Parlant du Centre d’Autonomisation des Femmes CAF, il est situé au quartier Missira dans la commune urbaine de Kankan. Une centaine de jeunes filles vulnérables dont l’âge varie entre 13 à 20 ans, y viennent à leur tour, pour apprendre plusieurs métiers comme la couture, la broderie, la coiffure, la teinture et même l’art culinaire. Parmi les pensionnaires de ce centre, on a des victimes de viols, de mariage précoce et aussi de grossesse non désirée. Difficile de tirer des mots de leurs bouches.
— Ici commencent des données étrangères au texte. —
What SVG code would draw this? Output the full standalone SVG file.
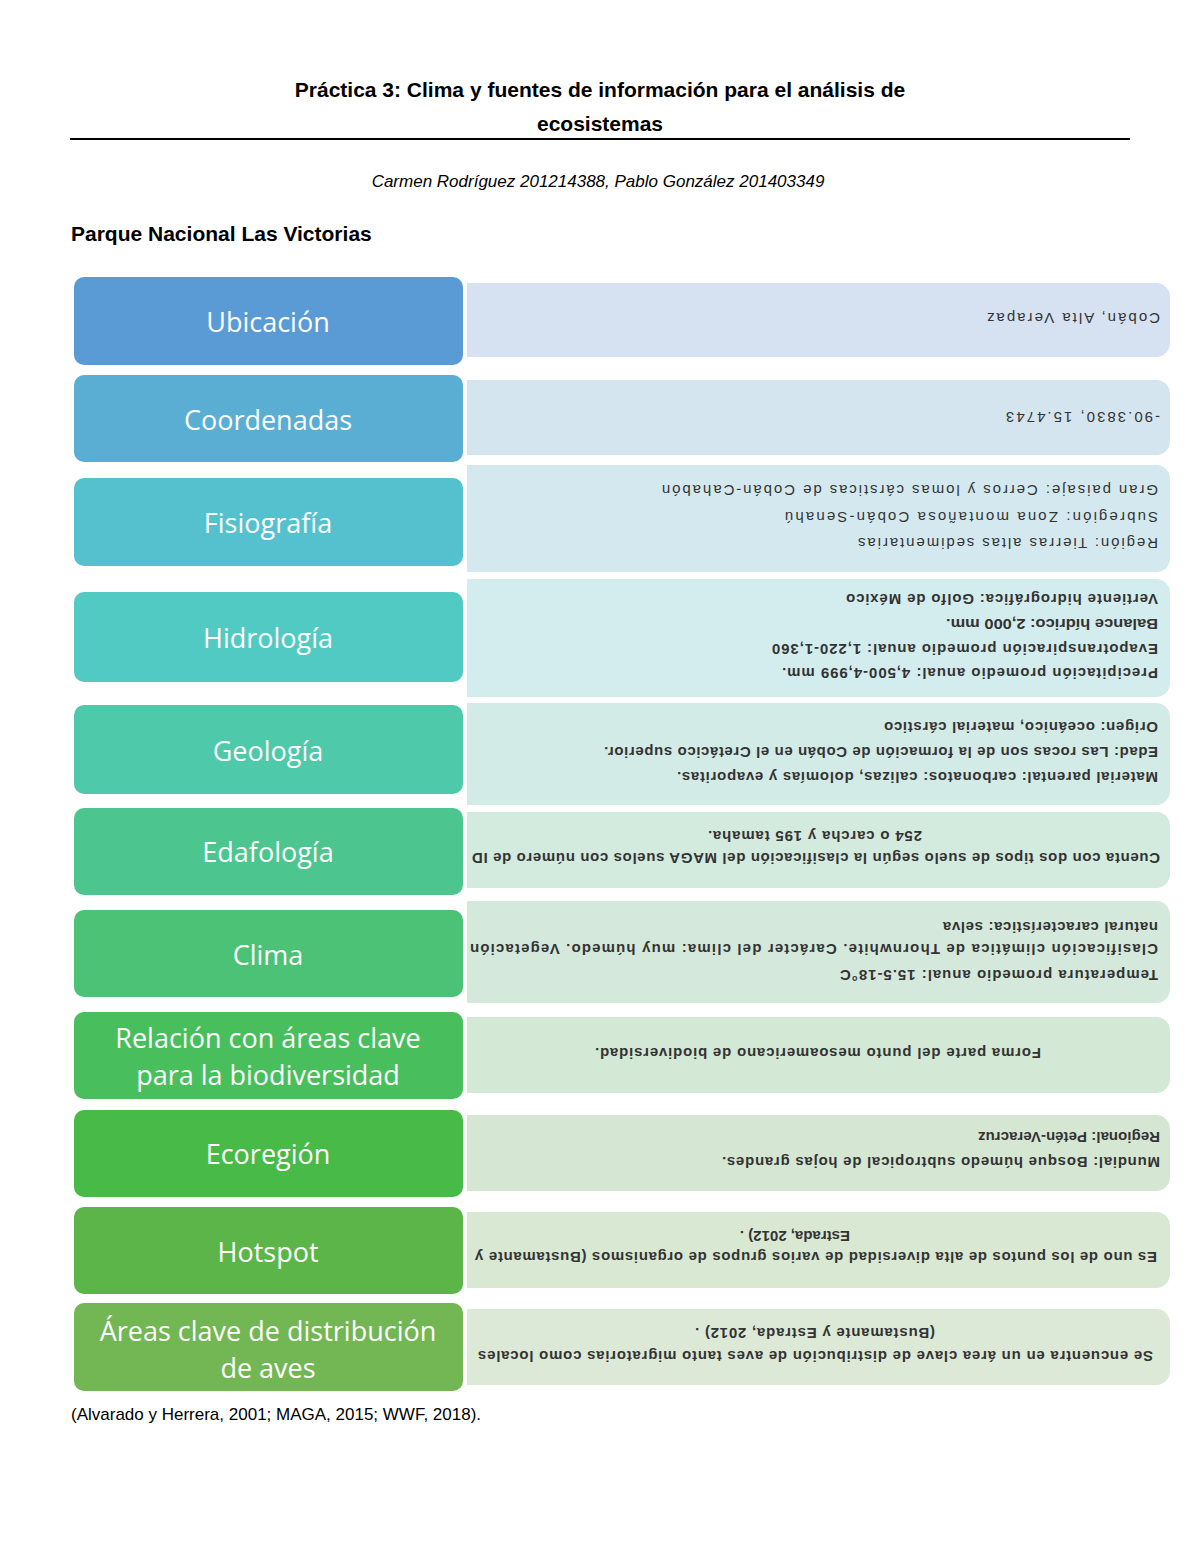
<svg xmlns="http://www.w3.org/2000/svg" width="1200" height="1553" viewBox="0 0 1200 1553">
<style>
.h{font-family:"Liberation Sans",Arial,sans-serif;fill:#000}
.lab{font-family:"Open Sans","Liberation Sans",sans-serif;font-size:27px;fill:#fff;text-anchor:middle}
.r{font-family:"Liberation Sans",Arial,sans-serif;font-size:15px;fill:#333}
.b{font-weight:bold}
</style>
<rect width="1200" height="1553" fill="#fff"/>
<text class="h b" x="600" y="97" font-size="21" text-anchor="middle">Práctica 3: Clima y fuentes de información para el análisis de</text>
<text class="h b" x="600" y="131" font-size="21" text-anchor="middle">ecosistemas</text>
<line x1="70" y1="139" x2="1130" y2="139" stroke="#000" stroke-width="2"/>
<text class="h" x="598" y="187" font-size="17" font-style="italic" text-anchor="middle" fill="#222">Carmen Rodríguez 201214388, Pablo González 201403349</text>
<text class="h b" x="71" y="241" font-size="21">Parque Nacional Las Victorias</text>

<g id="n1"><rect x="74" y="277" width="389" height="88" rx="10" fill="#5B9BD5"/><text class="lab" x="268" y="332">Ubicación</text>
<path d="M467 283H1156a14 14 0 0 1 14 14V343a14 14 0 0 1 -14 14H467Z" fill="#D6E2F1"/>
<text class="r" x="1160" y="313" transform="rotate(180 1160 313)" textLength="173">Cobán, Alta Verapaz</text></g>

<g id="n2"><rect x="74" y="375" width="389" height="87" rx="10" fill="#5AADD3"/><text class="lab" x="268" y="430">Coordenadas</text>
<path d="M467 380H1156a14 14 0 0 1 14 14V441a14 14 0 0 1 -14 14H467Z" fill="#D4E5EF"/>
<text class="r" x="1160" y="412" transform="rotate(180 1160 412)" textLength="154">-90.3830, 15.4743</text></g>

<g id="n3"><rect x="74" y="478" width="389" height="88" rx="10" fill="#55C1CF"/><text class="lab" x="268" y="533">Fisiografía</text>
<path d="M467 465H1156a14 14 0 0 1 14 14V558a14 14 0 0 1 -14 14H467Z" fill="#D3E9EF"/>
<text class="r" x="1158" y="538" transform="rotate(180 1158 538)" textLength="300">Región: Tierras altas sedimentarias</text>
<text class="r" x="1158" y="512" transform="rotate(180 1158 512)" textLength="373">Subregión: Zona montañosa Cobán-Senahú</text>
<text class="r" x="1158" y="485" transform="rotate(180 1158 485)" textLength="496">Gran paisaje: Cerros y lomas cársticas de Cobán-Cahabón</text></g>

<g id="n4"><rect x="74" y="592" width="389" height="90" rx="10" fill="#52CAC4"/><text class="lab" x="268" y="648">Hidrología</text>
<path d="M467 579H1156a14 14 0 0 1 14 14V683a14 14 0 0 1 -14 14H467Z" fill="#D3EDEE"/>
<text class="r b" x="1158" y="668" transform="rotate(180 1158 668)" textLength="376">Precipitación promedio anual: 4,500-4,999 mm.</text>
<text class="r b" x="1158" y="644" transform="rotate(180 1158 644)" textLength="386">Evapotranspiración promedio anual: 1,220-1,360</text>
<text class="r b" x="1158" y="619" transform="rotate(180 1158 619)" textLength="212" lengthAdjust="spacingAndGlyphs">Balance hídrico: 2,000 mm.</text>
<text class="r b" x="1158" y="594" transform="rotate(180 1158 594)" textLength="312">Vertiente hidrográfica: Golfo de México</text></g>

<g id="n5"><rect x="74" y="705" width="389" height="89" rx="10" fill="#4EC9A9"/><text class="lab" x="268" y="761">Geología</text>
<path d="M467 703H1156a14 14 0 0 1 14 14V791a14 14 0 0 1 -14 14H467Z" fill="#D3EBE6"/>
<text class="r b" x="1158" y="772" transform="rotate(180 1158 772)" textLength="481">Material parental: carbonatos: calizas, dolomías y evaporitas.</text>
<text class="r b" x="1158" y="747" transform="rotate(180 1158 747)" textLength="554">Edad: Las rocas son de la formación de Cobán en el Cretácico superior.</text>
<text class="r b" x="1158" y="722" transform="rotate(180 1158 722)" textLength="274">Origen: oceánico, material cárstico</text></g>

<g id="n6"><rect x="74" y="808" width="389" height="87" rx="10" fill="#4CC68E"/><text class="lab" x="268" y="862">Edafología</text>
<path d="M467 812H1156a14 14 0 0 1 14 14V874a14 14 0 0 1 -14 14H467Z" fill="#D3EADF"/>
<text class="r b" x="1160" y="853" transform="rotate(180 1160 853)" textLength="688">Cuenta con dos tipos de suelo según la clasificación del MAGA suelos con número de ID</text>
<text class="r b" x="922" y="831" transform="rotate(180 922 831)" textLength="214">254 o carcha y 195 tamaha.</text></g>

<g id="n7"><rect x="74" y="910" width="389" height="87" rx="10" fill="#4BC275"/><text class="lab" x="268" y="965">Clima</text>
<path d="M467 901H1156a14 14 0 0 1 14 14V989a14 14 0 0 1 -14 14H467Z" fill="#D4E9DB"/>
<text class="r b" x="1158" y="970" transform="rotate(180 1158 970)" textLength="318">Temperatura promedio anual: 15.5-18°C</text>
<text class="r b" x="1158" y="944" transform="rotate(180 1158 944)" textLength="688">Clasificación climática de Thornwhite. Carácter del clima: muy húmedo. Vegetación</text>
<text class="r b" x="1158" y="922" transform="rotate(180 1158 922)" textLength="215">natural característica: selva</text></g>

<g id="n8"><rect x="74" y="1012" width="389" height="87" rx="10" fill="#48BE5C"/><text class="lab" x="268" y="1048">Relación con áreas clave</text><text class="lab" x="268" y="1085">para la biodiversidad</text>
<path d="M467 1017H1156a14 14 0 0 1 14 14V1079a14 14 0 0 1 -14 14H467Z" fill="#D4E8D6"/>
<text class="r b" x="1041" y="1048" transform="rotate(180 1041 1048)" textLength="446">Forma parte del punto mesoamericano de biodiversidad.</text></g>

<g id="n9"><rect x="74" y="1110" width="389" height="87" rx="10" fill="#47BA48"/><text class="lab" x="268" y="1164">Ecoregión</text>
<path d="M467 1115H1156a14 14 0 0 1 14 14V1177a14 14 0 0 1 -14 14H467Z" fill="#D5E7D3"/>
<text class="r b" x="1160" y="1157" transform="rotate(180 1160 1157)" textLength="438">Mundial: Bosque húmedo subtropical de hojas grandes.</text>
<text class="r b" x="1160" y="1132" transform="rotate(180 1160 1132)" textLength="182">Regional: Petén-Veracruz</text></g>

<g id="n10"><rect x="74" y="1207" width="389" height="87" rx="10" fill="#5BB548"/><text class="lab" x="268" y="1262">Hotspot</text>
<path d="M467 1212H1156a14 14 0 0 1 14 14V1274a14 14 0 0 1 -14 14H467Z" fill="#D8E8D3"/>
<text class="r b" x="1157" y="1252" transform="rotate(180 1157 1252)" textLength="682">Es uno de los puntos de alta diversidad de varios grupos de organismos (Bustamante y</text>
<text class="r b" x="850" y="1231" transform="rotate(180 850 1231)">Estrada, 2012) .</text></g>

<g id="n11"><rect x="74" y="1303" width="389" height="88" rx="10" fill="#73B654"/><text class="lab" x="268" y="1341">Áreas clave de distribución</text><text class="lab" x="268" y="1378">de aves</text>
<path d="M467 1309H1156a14 14 0 0 1 14 14V1371a14 14 0 0 1 -14 14H467Z" fill="#DDE9D7"/>
<text class="r b" x="1153" y="1351" transform="rotate(180 1153 1351)" textLength="675">Se encuentra en un área clave de distribución de aves tanto migratorias como locales</text>
<text class="r b" x="935" y="1328" transform="rotate(180 935 1328)" textLength="240">(Bustamante y Estrada, 2012) .</text></g>

<g id="connectors"></g>
<text class="h" x="71" y="1420" font-size="17">(Alvarado y Herrera, 2001; MAGA, 2015; WWF, 2018).</text>
</svg>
Sous couvert d’anonymat dans ce centre, nous avons rencontré aussi une jeune victime de grossesse non désirée, déscolarisée et aujourd’hui mariée précocement.
D’une voix très timide et essuyant les larmes au fond de ses yeux, elle s’efforçait d’expliquer son chagrin et donne un conseil « J’allais à l’école quand je suis tombée enceinte. Mes parents ont mis fin à mes études. Je faisais en ce moment la 7ème année au lycée 3 avril. Ils m’ont aussi donné en mariage pour sauver leur réputation. Aujourd’hui, je me retrouve avec 3 enfants. Mon mari, ne parvient pas à subvenir à tous nos besoins. Donc j’ai trouvé refuge ici dans ce centre. J’apprends beaucoup de choses mais principalement la couture. J’espère demain pouvoir m’en sortir. C’est pourquoi je demande à toutes de pratiquer l’abstinence. Dans le cas contraire, il faut se protéger avant tout rapport sexuel. C’est important aussi de maitriser son cycle de menstruation sans oublier les méthodes de contraception » a-t-elle larmoyé.
Le gouvernement et ses partenaires devraient s’impliquer davantage pour éradiquer ce fléau qui ne fait qu’attrister les jeunes filles.